Tuesday, July 20, 2004 Hoping to repeat an earlier success, the EDA Consortium is lobbying the federal government to further ease restrictions on the export of design tools, specifically ones that include intellectual-property (IP) encryption and decryption technology.

The consortium's export committee met with the U.S. Department of Commerce and other government agencies this month to seek changes in export regulation language that would loosen such restrictions.

The restrictions were put in place after 9/11 because of concerns that U.S. technology could be used by terrorist cells to communicate messages, said Walden Rhines, chairman and chief executive officer of Mentor Graphics Corp., and acting chairman of the consortium.

The EDA Consortium does not monitor exports of silicon IP, but many EDA vendors offer IP technologies as part of their portfolios, said Larry Disenhof, director of export compliance for Cadence Design Systems Inc., and chairman of the group's export committee.

The consortium successfully lobbied the Commerce Department and an international export body last year to clarify regulatory language in order to ease other export restrictions for EDA tools.

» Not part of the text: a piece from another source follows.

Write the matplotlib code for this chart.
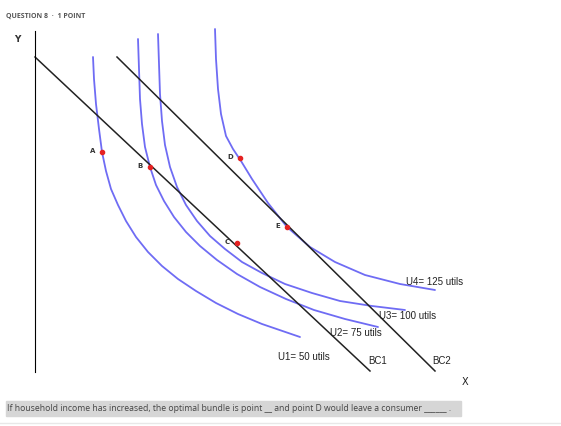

The modifications lifted restrictions on what the group called outdated technologies, including model-based simulation software. Now the group hopes to clear the path for exports of IP encryption and decryption technologies.

Disenhof said that current law requires an EDA vendor to obtain an export license and notify the U.S. government when and to whom decryption technology is being exported. The company also must give government officials an access key or point out where it can obtain an access key that would allow them to monitor the decryption technology's use. Further, vendors offering encryption technology classified as 5.D.2 also must obtain import licenses from countries into which they intend to sell it under the Wassenaar Arrangement, a 33-nation body that aligns the export control policies of its member countries.

Disenhof said the EDA Consortium's export committee traveled to Washington this month to begin lobbying for a clarification of the export restriction language.